Standard Measurements for Flat Gaskets
The measurement of a standard flat gasket, such as a flange or ring gasket, revolves around three fundamental dimensions: the Inner Diameter (ID), the Outer Diameter (OD), and the material thickness. The Inner Diameter is measured using the smaller, upper jaws of the caliper, inserting them into the central opening and expanding them until they contact the inner edge of the gasket bore. This dimension must be slightly larger than the fluid passage it seals to ensure it does not impede flow.
The Outer Diameter is measured using the larger, lower jaws of the caliper, placing them on the outermost edges of the gasket material across the widest point. The OD must correspond exactly to the flange or mating surface footprint to provide full coverage and uniform compression. Because older gaskets may be warped or compressed from use, it is a recommended practice to take at least three separate ID and OD measurements at various points around the circumference and then average the results for the most accurate figure.
Material thickness is the third dimension, which directly influences the compression and sealing stress applied to the gasket. This measurement is best obtained using a micrometer, gently clamping it onto the material away from any severely compressed or damaged areas. When measuring soft materials like rubber or cork, take special care to use minimal pressure to avoid physically deforming the material, which would result in an artificially low reading.

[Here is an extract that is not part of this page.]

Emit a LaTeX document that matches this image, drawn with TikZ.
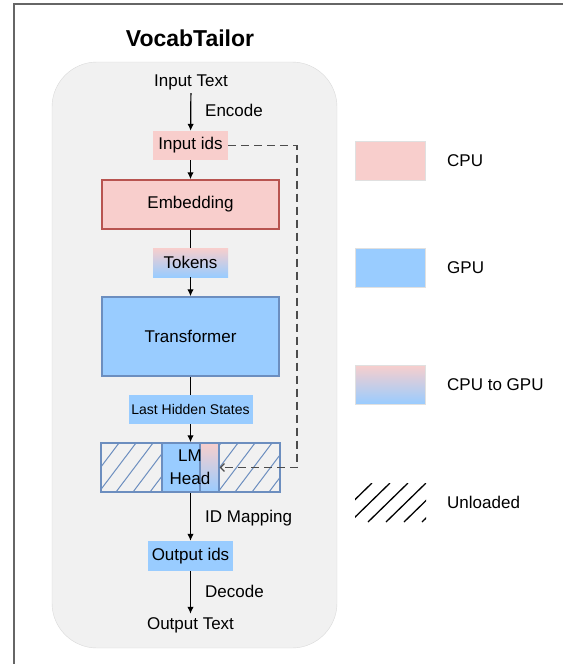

For full-face gaskets, a fourth measurement—the Bolt Circle Diameter (BCD)—is often required for proper alignment. The BCD represents the diameter of the circle on which the centers of all bolt holes lie. To measure this dimension accurately, you can measure from the inside edge of one bolt hole to the outside edge of the hole directly opposite it. This technique eliminates the guesswork of locating the exact center of each hole, providing a precise Pitch Circle Diameter (PCD) for the bolt pattern.
Techniques for Specialized Gasket Types
Specialized seals like O-rings require a slightly different approach, focusing on the Cross-Section (CS) in addition to the diameters. The cross-section, which is the thickness of the ring’s cord, is measured using a micrometer or the caliper jaws, applying just enough pressure to make contact without causing the flexible material to deform. This cross-section is a fundamental determinant of the “squeeze” and is tied directly to the groove design it will occupy.
The O-ring’s Inside Diameter (ID) is measured by placing the caliper tips inside the ring and touching the inner edges, ensuring the O-ring is not stretched during the process. If a new O-ring is not available and the original is worn or degraded, the most reliable method is to measure the dimensions of the groove or housing it fits into, which provides the true design specification. You can calculate the Outer Diameter (OD) by using the ID and CS measurements with the formula: OD = ID + (2 × CS).
When dealing with a highly deteriorated flat gasket, such as one that is brittle or cracked, relying on the gasket’s physical dimensions becomes unreliable due to material degradation. In these cases, the correct technique is to measure the mating hardware, such as the flange face or the groove, which retains the original design size. By measuring the ID of the flange bore, the OD of the flange face, and the precise distance between the bolt hole centers, you can back-calculate the required gasket dimensions. This approach is paramount for gaskets in high-temperature or chemically aggressive environments where materials tend to swell or shrink significantly over time.
Translating Measurements to Replacement Specifications
Once all the physical dimensions are precisely documented, the next step is to translate them into a clear specification for a replacement. The standard format for recording circular gasket dimensions is often expressed as ID x OD x Thickness, usually followed by the bolt pattern details like the BCD and the number of bolt holes. Maintaining this consistent notation simplifies the communication of your requirements to suppliers or manufacturers.
Dimensional accuracy must be paired with material compatibility to ensure the new gasket performs correctly in its environment. It is necessary to identify the material of the original gasket—whether it is a soft material like cork or rubber, or a semi-metallic material like a spiral wound gasket. The material choice dictates resistance to temperature, pressure, and chemical exposure, which are factors that influence the seal’s longevity. Selecting the correct material, such as PTFE for chemical resistance or graphite for high temperatures, is as important as matching the dimensions to achieve an effective, long-lasting seal.